EXERCISE TASK. Leave out the pictures and repeat exactly the lines between the one containing "Clone this chart in matplotlib." and the one containing "fig = plt.figure(figsize=(W", inclusive.

RECORDS FOR PROCESSING.
↓
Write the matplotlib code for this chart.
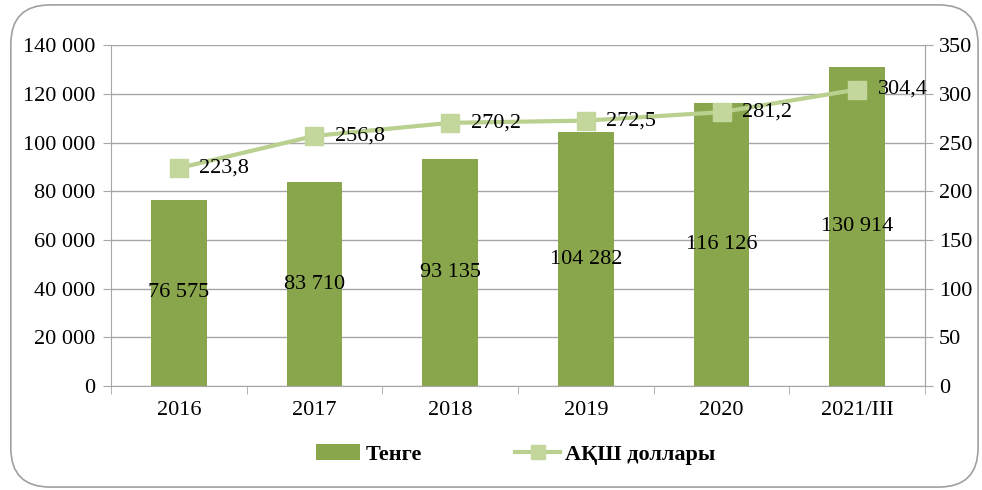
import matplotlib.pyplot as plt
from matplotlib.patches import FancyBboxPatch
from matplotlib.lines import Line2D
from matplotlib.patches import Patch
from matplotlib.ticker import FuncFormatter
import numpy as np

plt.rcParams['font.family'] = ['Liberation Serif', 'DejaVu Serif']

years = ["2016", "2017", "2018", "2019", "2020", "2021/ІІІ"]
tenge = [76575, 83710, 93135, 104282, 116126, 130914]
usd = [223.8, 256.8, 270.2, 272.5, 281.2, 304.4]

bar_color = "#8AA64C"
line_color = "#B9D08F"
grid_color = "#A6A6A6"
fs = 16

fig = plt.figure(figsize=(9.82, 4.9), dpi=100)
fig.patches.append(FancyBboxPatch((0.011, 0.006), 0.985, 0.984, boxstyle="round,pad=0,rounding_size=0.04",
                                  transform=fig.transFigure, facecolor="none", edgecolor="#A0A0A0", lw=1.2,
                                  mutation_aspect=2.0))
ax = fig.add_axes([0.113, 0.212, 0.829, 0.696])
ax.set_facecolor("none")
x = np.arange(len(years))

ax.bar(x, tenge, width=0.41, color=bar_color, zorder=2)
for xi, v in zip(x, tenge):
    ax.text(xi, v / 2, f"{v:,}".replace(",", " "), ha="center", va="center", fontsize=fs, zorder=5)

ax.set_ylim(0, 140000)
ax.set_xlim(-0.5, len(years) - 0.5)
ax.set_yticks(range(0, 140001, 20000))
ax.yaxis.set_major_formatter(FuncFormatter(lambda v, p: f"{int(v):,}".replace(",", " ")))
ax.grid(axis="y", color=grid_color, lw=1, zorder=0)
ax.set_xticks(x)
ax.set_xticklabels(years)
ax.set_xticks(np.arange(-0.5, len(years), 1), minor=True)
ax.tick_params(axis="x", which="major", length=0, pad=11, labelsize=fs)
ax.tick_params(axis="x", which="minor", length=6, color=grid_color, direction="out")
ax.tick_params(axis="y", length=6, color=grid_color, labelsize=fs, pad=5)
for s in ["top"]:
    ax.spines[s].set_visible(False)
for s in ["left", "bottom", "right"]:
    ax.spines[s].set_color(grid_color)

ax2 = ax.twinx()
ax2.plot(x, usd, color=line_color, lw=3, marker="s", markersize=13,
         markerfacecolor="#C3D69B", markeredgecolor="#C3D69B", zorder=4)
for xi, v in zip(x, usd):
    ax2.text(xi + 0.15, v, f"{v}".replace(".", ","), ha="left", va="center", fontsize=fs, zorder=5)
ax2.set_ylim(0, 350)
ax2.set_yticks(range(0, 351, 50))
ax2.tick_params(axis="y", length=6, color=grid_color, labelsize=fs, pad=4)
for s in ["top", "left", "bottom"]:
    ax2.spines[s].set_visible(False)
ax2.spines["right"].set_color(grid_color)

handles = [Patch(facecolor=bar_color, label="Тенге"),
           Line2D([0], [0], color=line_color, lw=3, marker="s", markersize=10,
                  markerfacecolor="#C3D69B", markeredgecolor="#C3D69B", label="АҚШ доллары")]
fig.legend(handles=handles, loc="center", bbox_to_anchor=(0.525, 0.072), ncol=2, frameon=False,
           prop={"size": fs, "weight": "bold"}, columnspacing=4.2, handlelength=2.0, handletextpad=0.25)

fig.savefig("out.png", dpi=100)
↑
↓
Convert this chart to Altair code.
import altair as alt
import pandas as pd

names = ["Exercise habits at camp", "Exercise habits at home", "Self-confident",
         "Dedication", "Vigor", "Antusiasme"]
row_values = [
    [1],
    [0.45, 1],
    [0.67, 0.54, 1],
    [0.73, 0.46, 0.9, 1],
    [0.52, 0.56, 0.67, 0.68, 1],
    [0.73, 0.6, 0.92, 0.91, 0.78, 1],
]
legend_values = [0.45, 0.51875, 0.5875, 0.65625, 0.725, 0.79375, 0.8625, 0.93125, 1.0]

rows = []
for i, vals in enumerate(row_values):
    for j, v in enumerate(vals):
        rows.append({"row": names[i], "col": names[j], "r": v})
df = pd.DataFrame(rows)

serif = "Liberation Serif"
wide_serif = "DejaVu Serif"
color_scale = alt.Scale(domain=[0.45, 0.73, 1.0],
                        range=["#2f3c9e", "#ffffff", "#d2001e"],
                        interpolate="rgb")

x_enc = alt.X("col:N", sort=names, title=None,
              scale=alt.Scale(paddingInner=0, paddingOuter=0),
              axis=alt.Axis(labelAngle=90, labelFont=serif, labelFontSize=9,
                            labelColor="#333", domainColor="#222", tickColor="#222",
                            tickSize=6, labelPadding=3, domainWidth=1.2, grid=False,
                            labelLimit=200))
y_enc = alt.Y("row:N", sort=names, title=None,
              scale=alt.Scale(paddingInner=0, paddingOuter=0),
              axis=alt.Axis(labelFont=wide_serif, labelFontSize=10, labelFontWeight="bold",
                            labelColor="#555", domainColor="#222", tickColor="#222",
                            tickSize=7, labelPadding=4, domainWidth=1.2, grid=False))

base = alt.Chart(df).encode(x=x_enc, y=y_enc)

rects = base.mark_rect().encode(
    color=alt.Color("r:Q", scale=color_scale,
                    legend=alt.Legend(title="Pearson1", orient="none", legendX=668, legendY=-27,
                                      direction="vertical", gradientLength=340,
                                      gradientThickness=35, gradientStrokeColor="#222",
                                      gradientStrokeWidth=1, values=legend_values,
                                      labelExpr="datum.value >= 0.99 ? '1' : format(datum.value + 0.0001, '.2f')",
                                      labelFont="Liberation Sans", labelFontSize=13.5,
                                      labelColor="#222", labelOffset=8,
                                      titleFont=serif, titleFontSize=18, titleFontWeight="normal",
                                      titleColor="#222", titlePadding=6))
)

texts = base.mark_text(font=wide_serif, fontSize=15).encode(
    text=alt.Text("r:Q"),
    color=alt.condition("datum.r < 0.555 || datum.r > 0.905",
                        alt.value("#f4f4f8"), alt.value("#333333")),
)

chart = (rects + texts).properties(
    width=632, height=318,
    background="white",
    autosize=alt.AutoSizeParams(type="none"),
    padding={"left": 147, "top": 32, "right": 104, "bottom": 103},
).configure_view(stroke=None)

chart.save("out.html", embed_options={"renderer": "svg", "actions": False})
↑
↓
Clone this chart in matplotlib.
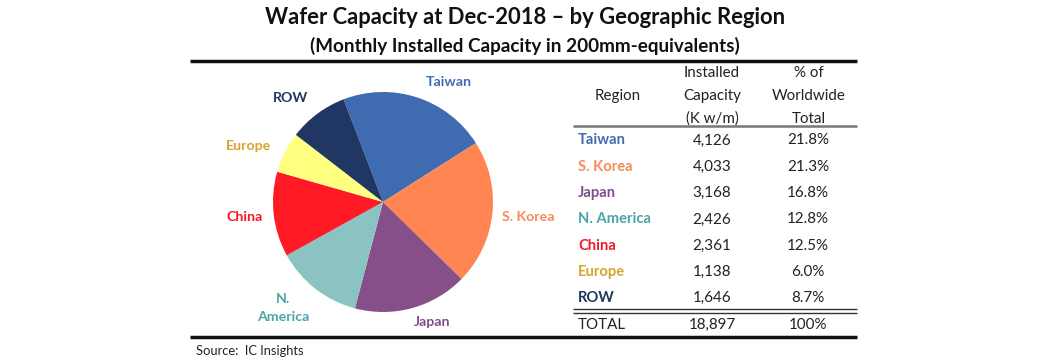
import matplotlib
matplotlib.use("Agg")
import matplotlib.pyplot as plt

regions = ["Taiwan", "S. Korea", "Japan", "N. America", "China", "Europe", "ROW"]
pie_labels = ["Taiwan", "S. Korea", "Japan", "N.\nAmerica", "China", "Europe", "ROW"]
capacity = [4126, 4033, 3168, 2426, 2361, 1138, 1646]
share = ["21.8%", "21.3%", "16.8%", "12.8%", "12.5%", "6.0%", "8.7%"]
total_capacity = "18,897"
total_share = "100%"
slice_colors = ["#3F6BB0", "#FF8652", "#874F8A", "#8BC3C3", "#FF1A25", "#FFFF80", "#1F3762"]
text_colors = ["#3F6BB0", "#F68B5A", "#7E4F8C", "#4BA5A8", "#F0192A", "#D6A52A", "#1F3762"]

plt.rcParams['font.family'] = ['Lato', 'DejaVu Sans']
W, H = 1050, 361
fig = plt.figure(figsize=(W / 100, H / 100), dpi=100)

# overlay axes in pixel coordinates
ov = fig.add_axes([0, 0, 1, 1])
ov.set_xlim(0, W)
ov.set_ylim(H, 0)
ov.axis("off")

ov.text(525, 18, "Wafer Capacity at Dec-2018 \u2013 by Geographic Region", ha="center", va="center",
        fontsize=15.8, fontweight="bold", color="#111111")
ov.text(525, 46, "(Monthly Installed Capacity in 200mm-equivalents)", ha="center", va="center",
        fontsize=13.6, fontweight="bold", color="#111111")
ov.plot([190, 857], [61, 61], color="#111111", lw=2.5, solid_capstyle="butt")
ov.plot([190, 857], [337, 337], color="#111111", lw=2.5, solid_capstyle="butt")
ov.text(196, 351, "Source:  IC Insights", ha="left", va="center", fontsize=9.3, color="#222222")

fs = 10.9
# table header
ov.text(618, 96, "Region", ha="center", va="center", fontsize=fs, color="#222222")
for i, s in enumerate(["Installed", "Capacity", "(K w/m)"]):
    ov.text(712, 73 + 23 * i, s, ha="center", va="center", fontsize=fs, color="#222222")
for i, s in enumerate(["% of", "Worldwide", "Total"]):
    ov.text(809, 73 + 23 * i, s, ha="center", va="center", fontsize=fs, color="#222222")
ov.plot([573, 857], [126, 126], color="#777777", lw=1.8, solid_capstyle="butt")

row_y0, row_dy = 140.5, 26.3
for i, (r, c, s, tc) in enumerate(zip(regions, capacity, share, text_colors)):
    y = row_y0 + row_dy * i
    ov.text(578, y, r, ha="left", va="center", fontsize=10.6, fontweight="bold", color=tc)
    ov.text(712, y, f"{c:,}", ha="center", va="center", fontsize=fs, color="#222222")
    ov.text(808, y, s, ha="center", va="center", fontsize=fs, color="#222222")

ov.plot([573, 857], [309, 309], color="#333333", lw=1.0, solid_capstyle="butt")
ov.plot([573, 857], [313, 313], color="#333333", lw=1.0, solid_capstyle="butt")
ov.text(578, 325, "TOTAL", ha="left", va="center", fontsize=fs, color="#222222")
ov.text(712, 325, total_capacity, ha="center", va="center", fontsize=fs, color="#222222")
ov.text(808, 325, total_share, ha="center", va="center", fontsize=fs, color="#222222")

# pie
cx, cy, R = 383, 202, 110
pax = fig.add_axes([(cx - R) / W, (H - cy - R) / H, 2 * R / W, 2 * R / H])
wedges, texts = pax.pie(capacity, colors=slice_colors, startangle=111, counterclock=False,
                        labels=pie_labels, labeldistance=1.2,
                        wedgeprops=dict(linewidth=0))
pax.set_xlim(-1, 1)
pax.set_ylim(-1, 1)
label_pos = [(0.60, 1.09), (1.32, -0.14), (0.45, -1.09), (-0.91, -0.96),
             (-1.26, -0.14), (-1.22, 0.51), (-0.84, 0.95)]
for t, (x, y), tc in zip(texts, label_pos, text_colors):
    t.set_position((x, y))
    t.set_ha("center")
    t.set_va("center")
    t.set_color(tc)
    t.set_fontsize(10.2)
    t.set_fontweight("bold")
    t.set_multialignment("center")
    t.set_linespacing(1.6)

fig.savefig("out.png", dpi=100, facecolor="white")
↑
COMPLETED EXERCISE.
Clone this chart in matplotlib.
import matplotlib
matplotlib.use("Agg")
import matplotlib.pyplot as plt

regions = ["Taiwan", "S. Korea", "Japan", "N. America", "China", "Europe", "ROW"]
pie_labels = ["Taiwan", "S. Korea", "Japan", "N.\nAmerica", "China", "Europe", "ROW"]
capacity = [4126, 4033, 3168, 2426, 2361, 1138, 1646]
share = ["21.8%", "21.3%", "16.8%", "12.8%", "12.5%", "6.0%", "8.7%"]
total_capacity = "18,897"
total_share = "100%"
slice_colors = ["#3F6BB0", "#FF8652", "#874F8A", "#8BC3C3", "#FF1A25", "#FFFF80", "#1F3762"]
text_colors = ["#3F6BB0", "#F68B5A", "#7E4F8C", "#4BA5A8", "#F0192A", "#D6A52A", "#1F3762"]

plt.rcParams['font.family'] = ['Lato', 'DejaVu Sans']
W, H = 1050, 361
fig = plt.figure(figsize=(W / 100, H / 100), dpi=100)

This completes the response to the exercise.